Right click on the Start button and select Command Prompt (Admin)
Run the following command(s):
cscript slmgr.vbs /dlv > t.txt & t.txt (Press Enter, copy this information into your next reply)

sfc /scannow (Press Enter, this is the system file checker in case you have not done this yet)


----------



## cprnicus (Aug 25, 2015)

Hiya Coolburn;
TY for your reply sir. I've been supper busy with work and sorry for getting back so much later. I ran the scans and this is what comes up.

*2nd Scan:*

Microsoft Windows [Version 10.0.10240]
(c) 2015 Microsoft Corporation. All rights reserved.
C:\WINDOWS\system32>sfc /scannow
Beginning system scan. This process will take some time.
Beginning verification phase of system scan.
Verification 100% complete.
Windows Resource Protection found corrupt files but was unable to fix some
of them. Details are included in the CBS.Log windir\Logs\CBS\CBS.log. For
example C:\Windows\Logs\CBS\CBS.log. Note that logging is currently not
supported in offline servicing scenarios.
C:\WINDOWS\system32>

*1st Scan:*

Microsoft (R) Windows Script Host Version 5.812
Copyright (C) Microsoft Corporation. All rights reserved.
Software licensing service version: 10.0.10240.16384
Name: Windows(R), Professional edition
Description: Windows(R) Operating System, RETAIL channel
Activation ID: 4de7cb65-cdf1-4de9-8ae8-e3cce27b9f2c
Application ID: 55c92734-d682-4d71-983e-d6ec3f16059f
Extended PID: 03612-03308-000-000000-00-1033-10240.0000-2352015
Product Key Channel: Retail
Installation ID: 409186089539451663716018320443791710695280131371207546226953125
Use License URL: https://activation-v2.sls.microsoft...SLActivateProduct.asmx?configextension=Retail
Validation URL: https://validation-v2.sls.microsoft.com/SLWGA/slwga.asmx
Partial Product Key: 3V66T
License Status: Licensed
Remaining Windows rearm count: 1001
Remaining SKU rearm count: 1001
Trusted time: 8/30/2015 12:24:24 PM

I'm not too familiar with system errors so any guidance in the right direction is certainly appreciated.


----------



## CoolBurn (Dec 5, 2013)

No problem.
Open the elevated command prompt again and run each command in order:

Dism /Online /Cleanup-Image /RestoreHealth (press enter)
After the above command completes, restart the system and move on to the next command. _Also note that this command is slow and may look like it's stuck, just give it sometime._ 

sfc /scannow (press enter)
If you still get the message with "corrupt files" please run the below command. It will place a text document on your desktop, attach that to your next reply.

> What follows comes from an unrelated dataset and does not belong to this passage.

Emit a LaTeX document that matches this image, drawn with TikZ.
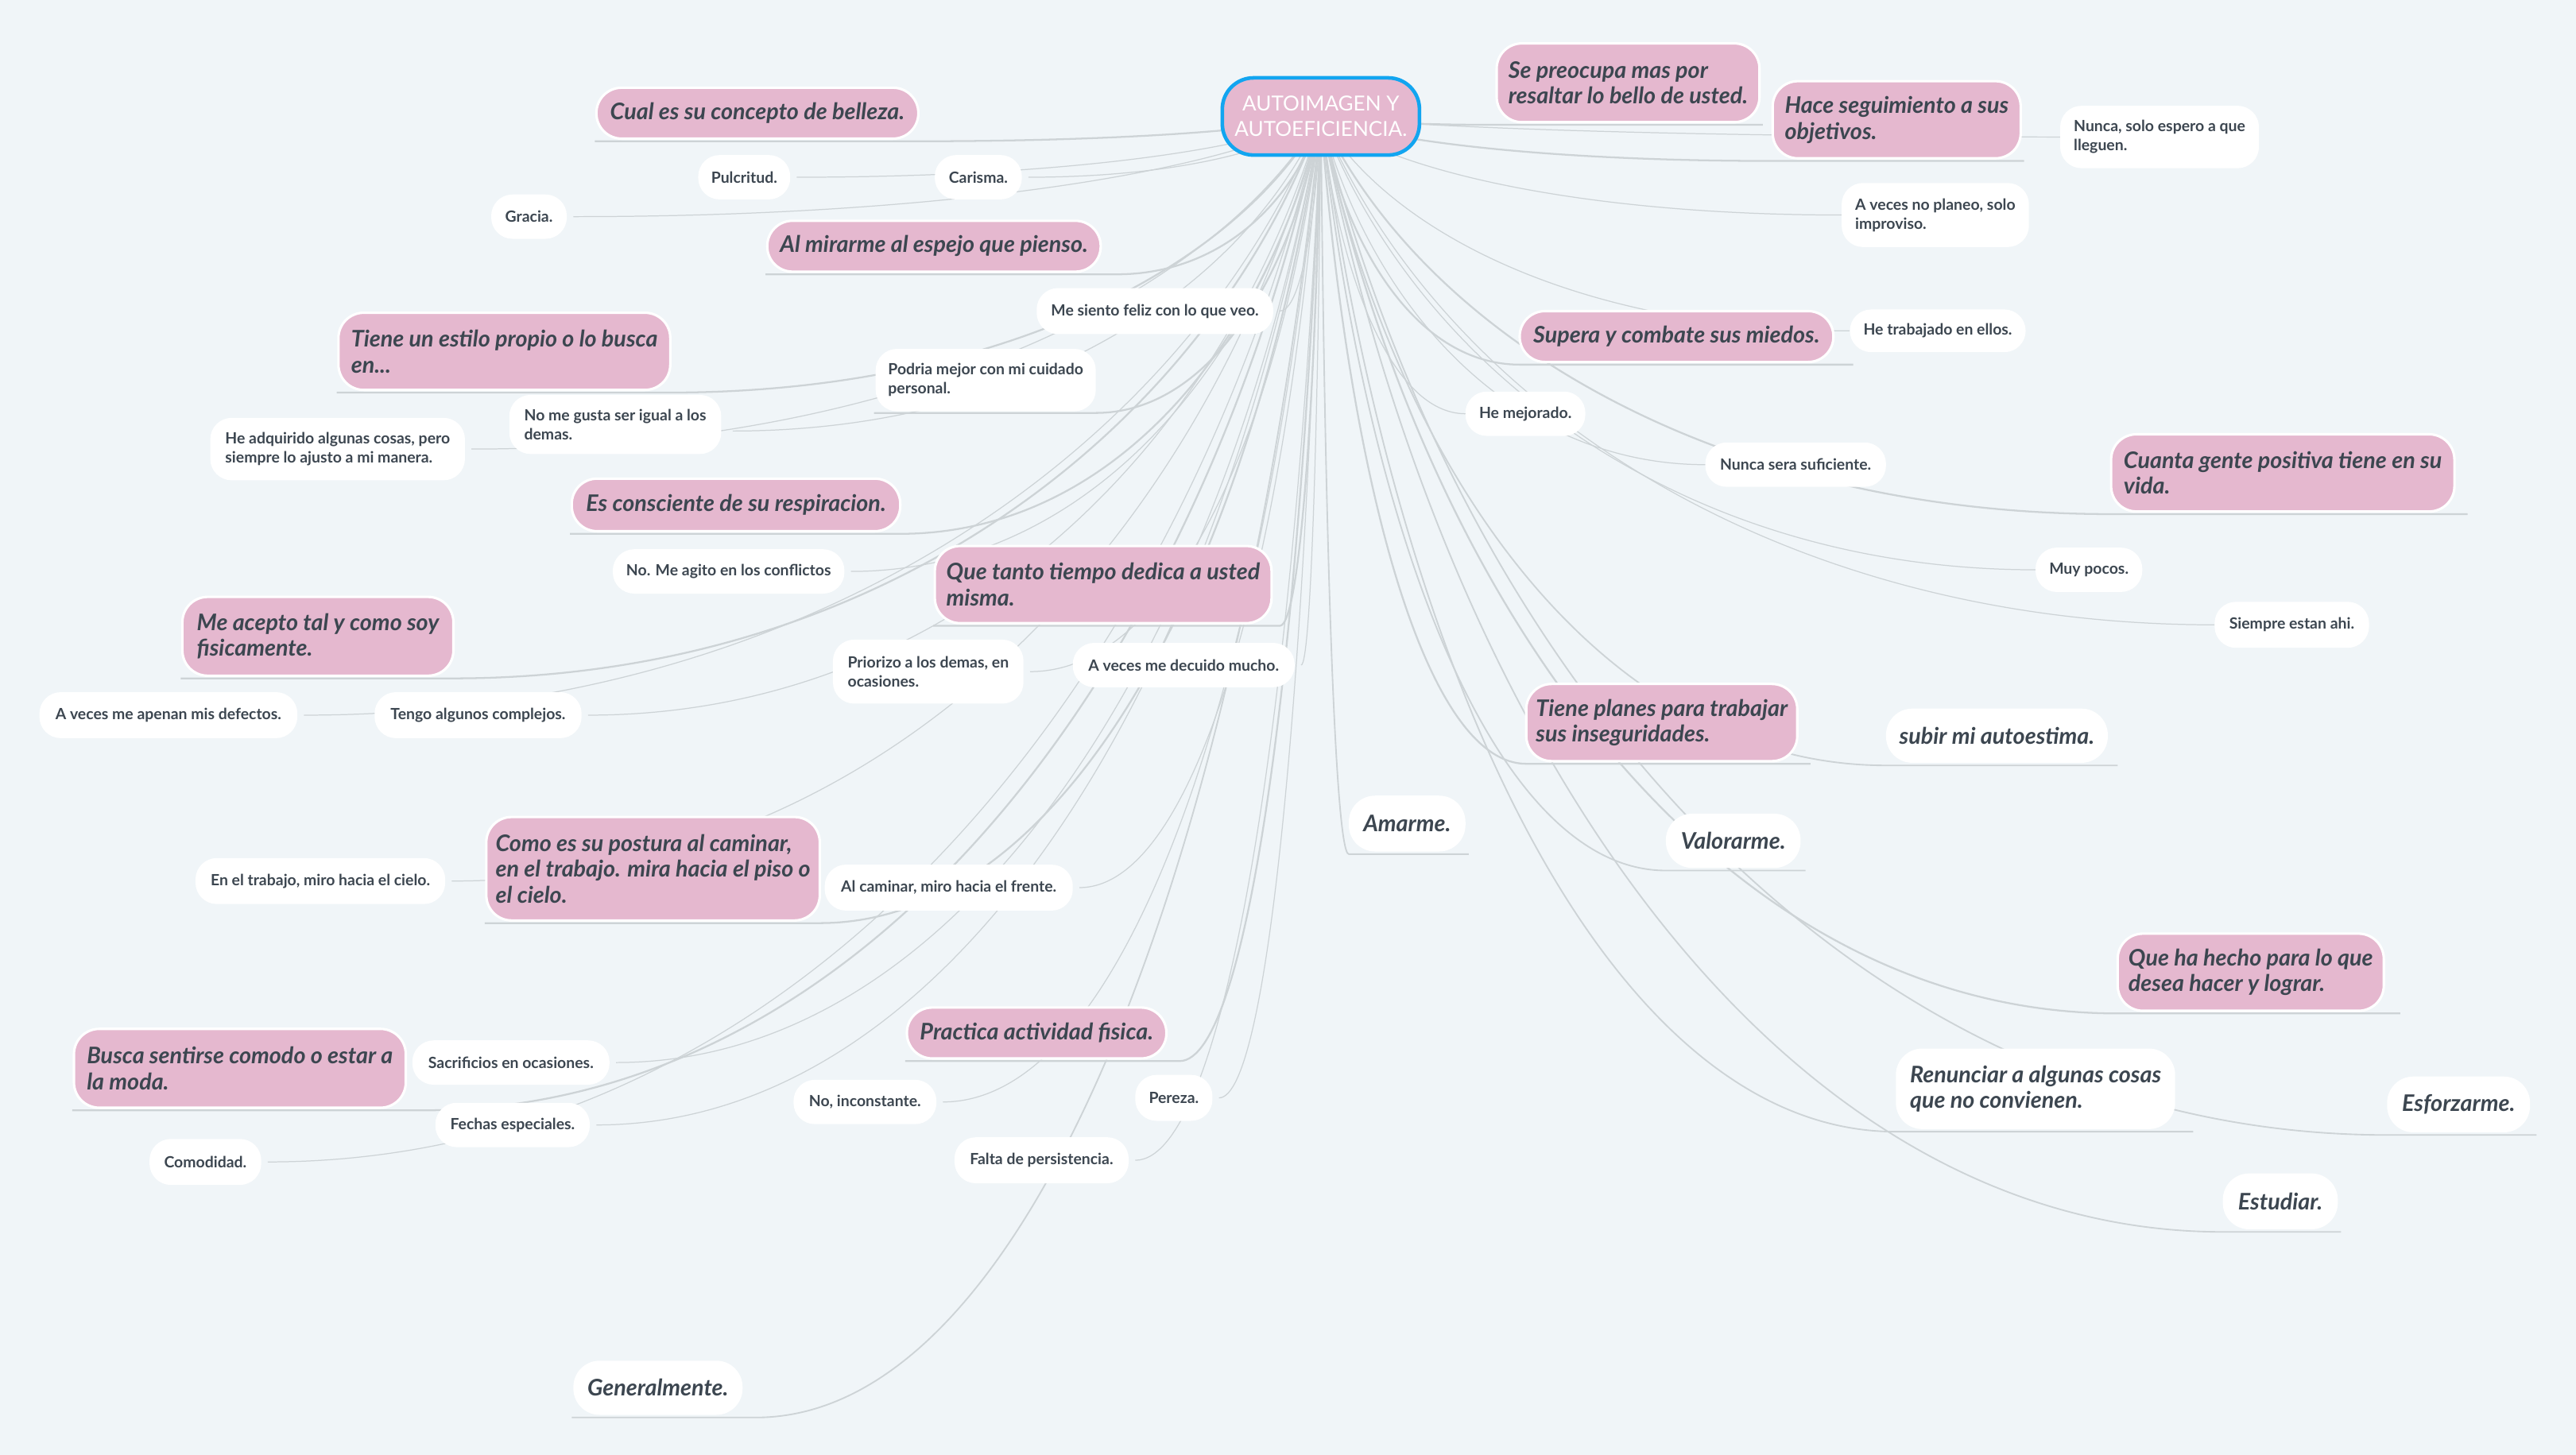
\documentclass[tikz,border=0pt]{standalone}
\usepackage{fontspec}
\setmainfont{Lato}
\usetikzlibrary{calc}
\pgfdeclarelayer{bglayer}
\pgfdeclarelayer{linklayer}
\pgfsetlayers{bglayer,linklayer,main}
\definecolor{bgc}{HTML}{F0F5F8}
\definecolor{pinkc}{HTML}{E5B8CF}
\definecolor{bluec}{HTML}{12A5F0}
\definecolor{linec}{HTML}{CDD3D6}
\definecolor{textc}{HTML}{3C4650}
\tikzset{
 basebox/.style={inner sep=0pt,outer sep=0pt,align=left,text=textc},
 rootbox/.style={basebox,align=center,fill=pinkc,draw=bluec,line width=2.2pt,rounded corners=19pt,text=white,font=\fontsize{12.6}{15.6}\selectfont},
 topicbox/.style={basebox,fill=pinkc,draw=white,line width=1.5pt,rounded corners=15.4pt,font=\fontsize{13.9}{15.8}\selectfont\bfseries\itshape},
 bigleaf/.style={basebox,fill=white,rounded corners=16pt,font=\fontsize{13.9}{15.8}\selectfont\bfseries\itshape},
 leaf/.style={basebox,fill=white,rounded corners=13pt,font=\fontsize{9.4}{11.6}\selectfont\bfseries},
 thick link/.style={draw=linec,line width=1.1pt},
 mid link/.style={draw=linec,line width=0.9pt},
 thin link/.style={draw=linec,line width=0.6pt},
}
\newcommand\place[7]{\node[#1,minimum width={#4-#3},minimum height={#6-#5}] (#2) at ({(#3+#4)/2},{(#5+#6)/2+0.4}) {#7};}
% style, end point, rest of the path
\newcommand\rl[3]{\draw[#1] let \p0=(root.center), \p1=(#2) in (\p0) .. controls ({\x0+0.13*(\x1-\x0)},{\y0+0.55*(\y1-\y0)}) and ({\x1-0.5*(\x1-\x0)},{\y1}) .. (\p1) #3;}
% underline under a node on the left (curve arrives at its right end)
\newcommand\uleft[3][0]{\rl{#2}{$(#3.south east)+(#1pt,-1.6pt)$}{-- ($(#3.south west)+(-1pt,-1.6pt)$)}}
% underline under a node on the right (curve arrives at its left end)
\newcommand\uright[3]{\rl{#1}{$(#2.south west)+(0pt,-1.6pt)$}{-- ($(#2.south east)+(#3pt,-1.6pt)$)}}
\newcommand\eastend[1]{\rl{thin link}{$(#1.east)+(4pt,0pt)$}{}}
\newcommand\westend[1]{\rl{thin link}{#1.west}{}}
\begin{document}
\begin{tikzpicture}[x=1pt,y=-1pt]
\begin{pgfonlayer}{bglayer}
\fill[bgc] (0,0) rectangle (1568,885.8);
\end{pgfonlayer}
\useasboundingbox (0,0) rectangle (1568,885.8);
\place{rootbox}{root}{744}{864}{47}{94}{AUTOIMAGEN Y\\AUTOEFICIENCIA.}
% topics
\place{topicbox}{a}{363}{559}{53}{84}{Cual es su concepto de belleza.}
\place{topicbox}{b}{911}{1071}{26}{74}{Se preocupa mas por\\resaltar lo bello de usted.}
\place{topicbox}{c}{1079}{1230}{49}{96}{Hace seguimiento a sus\\objetivos.}
\place{topicbox}{d}{467}{670}{134}{165}{Al mirarme al espejo que pienso.}
\place{topicbox}{e}{206}{408}{190}{237}{Tiene un estilo propio o lo busca\\en...}
\place{topicbox}{f}{925}{1116}{189}{220}{Supera y combate sus miedos.}
\place{topicbox}{g}{1285}{1494}{264}{311}{Cuanta gente positiva tiene en su\\vida.}
\place{topicbox}{h}{348}{548}{291}{323}{Es consciente de su respiracion.}
\place{topicbox}{i}{569}{774}{332}{379}{Que tanto tiempo dedica a usted\\misma.}
\place{topicbox}{j}{111}{276}{363}{411}{Me acepto tal y como soy\\fisicamente.}
\place{topicbox}{k}{929}{1094}{416}{463}{Tiene planes para trabajar\\sus inseguridades.}
\place{topicbox}{l}{296}{499}{497}{560}{Como es su postura al caminar,\\en el trabajo. mira hacia el piso o\\el cielo.}
\place{topicbox}{m}{1289}{1451}{568}{615}{Que ha hecho para lo que\\desea hacer y lograr.}
\place{topicbox}{n}{552}{710}{613}{644}{Practica actividad fisica.}
\place{topicbox}{o}{45}{247}{626}{674}{Busca sentirse comodo o estar a\\la moda.}
% large white leaves
\place{bigleaf}{p}{1148}{1283}{431}{464}{subir mi autoestima.}
\place{bigleaf}{q}{821}{892}{484}{518}{Amarme.}
\place{bigleaf}{r}{1014}{1096}{495}{528}{Valorarme.}
\place{bigleaf}{s}{1154}{1324}{638}{687}{Renunciar a algunas cosas\\que no convienen.}
\place{bigleaf}{t}{1453}{1540}{655}{689}{Esforzarme.}
\place{bigleaf}{u}{1353}{1423}{714}{748}{Estudiar.}
\place{bigleaf}{v}{349}{452}{828}{861}{Generalmente.}
% small leaves
\place{leaf}{la}{425}{481}{94}{121}{Pulcritud.}
\place{leaf}{lb}{569}{622}{94}{121}{Carisma.}
\place{leaf}{lc}{299}{345}{118}{145}{Gracia.}
\place{leaf}{ld}{1254}{1375}{64}{102}{Nunca, solo espero a que\\lleguen.}
\place{leaf}{le}{1121}{1235}{111}{150}{A veces no planeo, solo\\improviso.}
\place{leaf}{lf}{631}{775}{175}{203}{Me siento feliz con lo que veo.}
\place{leaf}{lg}{1126}{1233}{188}{214}{He trabajado en ellos.}
\place{leaf}{lh}{533}{667}{212}{250}{Podria mejor con mi cuidado\\personal.}
\place{leaf}{li}{310}{439}{240}{276}{No me gusta ser igual a los\\demas.}
\place{leaf}{lj}{892}{965}{238}{265}{He mejorado.}
\place{leaf}{lk}{128}{283}{254}{292}{He adquirido algunas cosas, pero\\siempre lo ajusto a mi manera.}
\place{leaf}{ll}{1038}{1148}{269}{296}{Nunca sera suficiente.}
\place{leaf}{lm}{1239}{1304}{333}{360}{Muy pocos.}
\place{leaf}{ln}{373}{514}{334}{361}{No. Me agito en los conflictos}
\place{leaf}{lo}{1348}{1442}{366}{394}{Siempre estan ahi.}
\place{leaf}{lp}{507}{623}{389}{428}{Priorizo a los demas, en\\ocasiones.}
\place{leaf}{lq}{653}{788}{391}{418}{A veces me decuido mucho.}
\place{leaf}{lr}{24}{181}{421}{449}{A veces me apenan mis defectos.}
\place{leaf}{ls}{228}{354}{421}{449}{Tengo algunos complejos.}
\place{leaf}{lt}{119}{271}{522}{550}{En el trabajo, miro hacia el cielo.}
\place{leaf}{lu}{502}{653}{526}{554}{Al caminar, miro hacia el frente.}
\place{leaf}{lv}{251}{371}{633}{660}{Sacrificios en ocasiones.}
\place{leaf}{lw}{265}{359}{671}{698}{Fechas especiales.}
\place{leaf}{lx}{91}{159}{693}{721}{Comodidad.}
\place{leaf}{ly}{483}{570}{657}{684}{No, inconstante.}
\place{leaf}{lz}{691}{738}{654}{682}{Pereza.}
\place{leaf}{lza}{581}{687}{692}{720}{Falta de persistencia.}
\begin{pgfonlayer}{linklayer}
% topics on the left
\uleft{thick link}{a}
\uleft[10]{thick link}{d}
\uleft{thick link}{e}
\uleft{thick link}{h}
\uleft[5]{thick link}{i}
\uleft{thick link}{j}
\uleft{thick link}{l}
\uleft[8]{thick link}{n}
\uleft[10]{thick link}{o}
\uleft[8]{mid link}{v}
% topics on the right
\uright{thick link}{b}{2}
\uright{thick link}{c}{2}
\uright{thick link}{f}{12}
\uright{thick link}{g}{8}
\uright{thick link}{k}{8}
\uright{thick link}{m}{10}
\uright{mid link}{p}{6}
\uright{mid link}{q}{2}
\uright{mid link}{r}{3}
\uright{mid link}{s}{11}
\uright{mid link}{t}{4}
\uright{mid link}{u}{2}
% small leaves
\eastend{la}
\eastend{lb}
\eastend{lc}
\westend{ld}
\westend{le}
\eastend{lf}
\westend{lg}
\rl{thick link}{$(lh.south east)+(0pt,-1pt)$}{-- ($(lh.south west)+(-1pt,-1pt)$)}
\rl{thin link}{$(li.east)+(7pt,-4pt)$}{}
\westend{lj}
\eastend{lk}
\westend{ll}
\westend{lm}
\eastend{ln}
\westend{lo}
\eastend{lp}
\eastend{lq}
\eastend{lr}
\eastend{ls}
\eastend{lt}
\eastend{lu}
\eastend{lv}
\eastend{lw}
\eastend{lx}
\eastend{ly}
\eastend{lz}
\eastend{lza}
\end{pgfonlayer}
\end{tikzpicture}
\end{document}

findstr /c:"[SR]" %windir%\Logs\CBS\CBS.log >"%userprofile%\Desktop\sfcdetails.txt" (press enter)


----------



## cprnicus (Aug 25, 2015)

Ran the first 2 scans and yup ... something is still corrupt. Ran the text command and attached it as requested. Appreciate the time on this.


----------



## CoolBurn (Dec 5, 2013)

Let's take ownership of the RPC service and start it. 
At any time if something does not make sense just stop and ask.

Right click on Start button and select Run
In the run open field type: regedit (press enter)
In the Registry Editor screen click on File → Export → Name the file "Reg1" and save it to the desktop.
In Registry Editor navigate to the following location: HKLM\SYSTEM\CurrentControlSet\Services\RpcSs
Right click on RpcSs and select Permissions…
Click on "Advanced" → "Change" (next to owner) → "Advanced" → "Find Now" → Now locate your log in id/name and double click on it. Click "OK" on each screen until you are back in Registry Editor.
In the left pane "RpcSs" should be highlighted and in the right pane locate the value name "Start"
Double click on "Start" and change the value data to: 2 click OK.
Exit Registry Editor. Now go back to services in check to see if RPC is set to automatic and is started.


----------



## cprnicus (Aug 25, 2015)

Went through the steps and RPC screen still greyed out. After the “Find Now” step I was a bit lost because it wouldn't accept the value number from my ID login. I had to change the ID's control to full and not just read. Then the value number was accepted ... but after OK-ing my way back the damned thing is still greyed out. The start up is set to automatic in the greyed screen. WTH?


----------



## CoolBurn (Dec 5, 2013)

cprnicus said:


> After the "Find Now" step I was a bit lost because it wouldn't accept the value number from my ID login


You don't need to enter anything, just click on "Find Now" and locate your user id.
When done, your user name should be the owner of the service instead of system.


----------